The Goblin Gate
- First edition
- Author: Hilari Bell
- Cover artist: Cliff Nielsen
- Language: English
- Genre: Fantasy novel
- Publisher: HarperTeen
- Publication date: October 11, 2010
- Publication place: United States
- Media type: Print
- Pages: 384
- ISBN: 978-0-06-165102-1
- Preceded by: The Goblin Wood
- Followed by: The Goblin War

= The Goblin Gate =

2010 novel by Hilari Bell

The Goblin Gate (2010) is a young adult fantasy novel by Hilari Bell, a sequel to her novel The Goblin Wood.

The story picks up immediately after the end of the previous novel with young knight Jeriah trying to save his older brother Tobin from the goblins and the hedgewitch Makenna. After Tobin escorts Makenna to the Otherworld Jeriah learns his brother will soon die due to the magical nature of the world he has fled to. To bring back his brother Jeriah is quickly involved in the complex politics and conspiracies of the Realm.

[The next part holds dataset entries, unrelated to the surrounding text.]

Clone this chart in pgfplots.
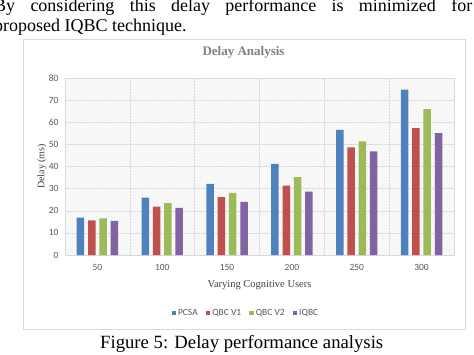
\documentclass[border=0pt]{standalone}
\usepackage{pgfplots}
\pgfplotsset{compat=1.18}
\usepackage{fontspec}
\setmainfont{Liberation Serif}
\newfontfamily\carlito{Carlito}
\usetikzlibrary{patterns}
\definecolor{cA}{HTML}{4F81BD}
\definecolor{cB}{HTML}{C0504D}
\definecolor{cC}{HTML}{9BBB59}
\definecolor{cD}{HTML}{8064A2}
\definecolor{tickgray}{HTML}{595959}
\definecolor{titlegray}{HTML}{7F7F7F}
\definecolor{labelgray}{HTML}{404040}
\begin{document}
\begin{tikzpicture}[x=1pt,y=1pt]
\clip (0pt,0pt) rectangle (474pt,354pt);
\node[anchor=base west, inner sep=0] at (-6pt,342pt) {\fontsize{18}{20}\selectfont\makebox[478pt][s]{By considering this delay performance is minimized for}};
\node[anchor=base west, inner sep=0] at (-6pt,322pt) {\fontsize{18}{20}\selectfont proposed IQBC technique.};
\draw[gray!30, line width=0.8pt] (23pt,25pt) rectangle (465pt,315pt);
\node[anchor=base west, inner sep=0] at (100pt,6pt) {\fontsize{18.7}{20}\selectfont Figure 5: Delay performance analysis};
\begin{axis}[
  at={(65pt,99pt)}, anchor=south west,
  scale only axis, width=389pt, height=177pt,
  ybar=3.8pt, bar width=7.5pt,
  xmin=0.5, xmax=6.5, ymin=0, ymax=80,
  xtick={1,2,3,4,5,6}, xticklabels={50,100,150,200,250,300},
  minor xtick={0.5,1.5,2.5,3.5,4.5,5.5,6.5},
  ytick={0,10,...,80},
  xminorgrids, ymajorgrids,
  grid style={gray!25, line width=0.5pt},
  minor grid style={gray!25, line width=0.5pt},
  major tick length=0pt, minor tick length=0pt,
  axis line style={gray!30},
  axis background/.style={pattern=north west lines, pattern color=gray!18},
  /pgf/number format/assume math mode=true,
  ticklabel style={font=\carlito\fontsize{9.5}{10}\selectfont, text=tickgray},
  xticklabel style={yshift=-6pt},
  yticklabel style={xshift=-3pt},
  title={Delay Analysis},
  title style={font=\bfseries\fontsize{13}{14}\selectfont, text=titlegray, anchor=base, at={(axis description cs:0.459,1.096)}},
  xlabel={Varying Cognitive Users},
  xlabel style={font=\fontsize{10.5}{12}\selectfont, text=labelgray, at={(axis description cs:0.5,-0.181)}, anchor=base},
  ylabel={Delay (ms)},
  ylabel style={font=\fontsize{10}{12}\selectfont, text=labelgray, at={(axis description cs:-0.059,0.5)}, anchor=center},
  legend columns=4,
  legend style={draw=none, fill=none, at={(axis description cs:0.465,-0.328)}, anchor=center,
    font=\carlito\fontsize{9.5}{10}\selectfont, text=tickgray,
    /tikz/every even column/.append style={column sep=6pt}},
  legend image code/.code={\fill[#1, draw=none] (0pt,-2.3pt) rectangle (4.5pt,2.3pt);},
]
\addplot[fill=cA, draw=none] coordinates {(1,16.9) (2,25.9) (3,32.1) (4,41.2) (5,56.6) (6,74.8)};
\addplot[fill=cB, draw=none] coordinates {(1,15.7) (2,21.9) (3,26.2) (4,31.4) (5,48.6) (6,57.3)};
\addplot[fill=cC, draw=none] coordinates {(1,16.6) (2,23.5) (3,28.1) (4,35.2) (5,51.4) (6,65.9)};
\addplot[fill=cD, draw=none] coordinates {(1,15.4) (2,21.3) (3,24.0) (4,28.7) (5,46.8) (6,55.1)};
\legend{PCSA, QBC V1, QBC V2, IQBC}
\end{axis}
\end{tikzpicture}
\end{document}
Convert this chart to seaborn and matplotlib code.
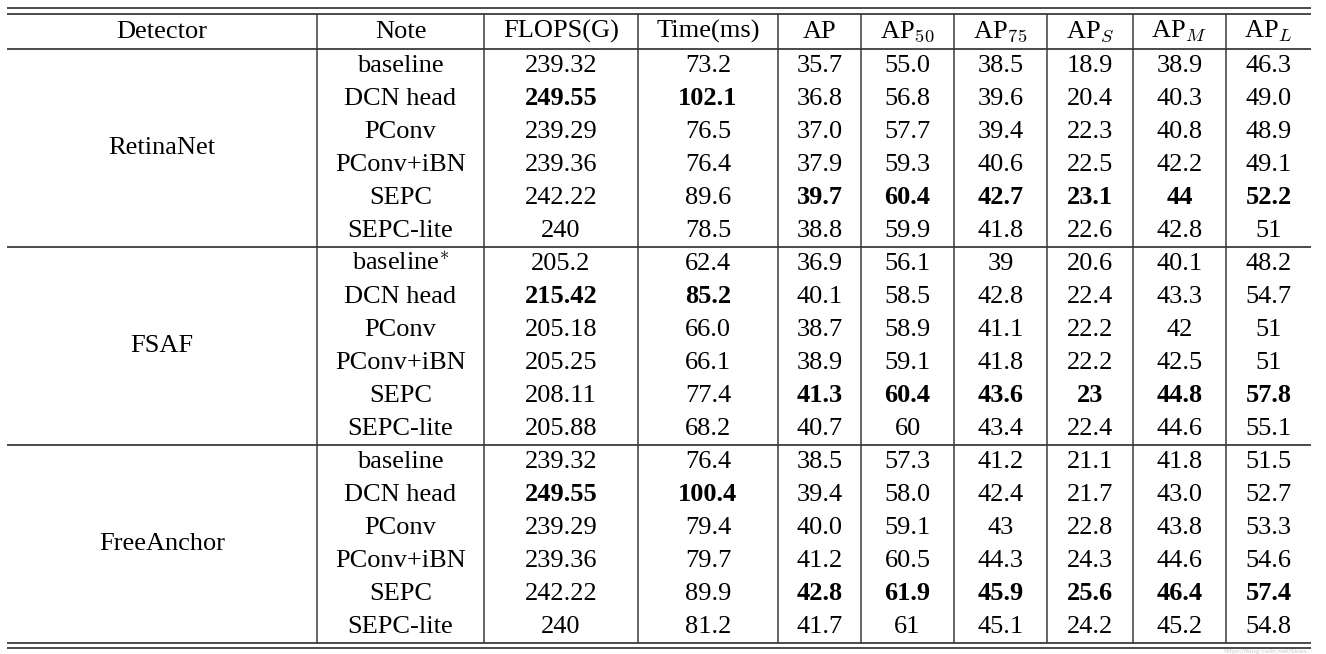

According to Kirkus Reviews, the novel's "suspense is almost painful". Additionally, Sharon Grover, writing for School Library Journal, found that the novel did a good job exploring "the nuances of politics and the nature of good and evil", highlighting how, "through Jeriah's eyes, readers learn that immense wrongs are often committed to achieve a greater good".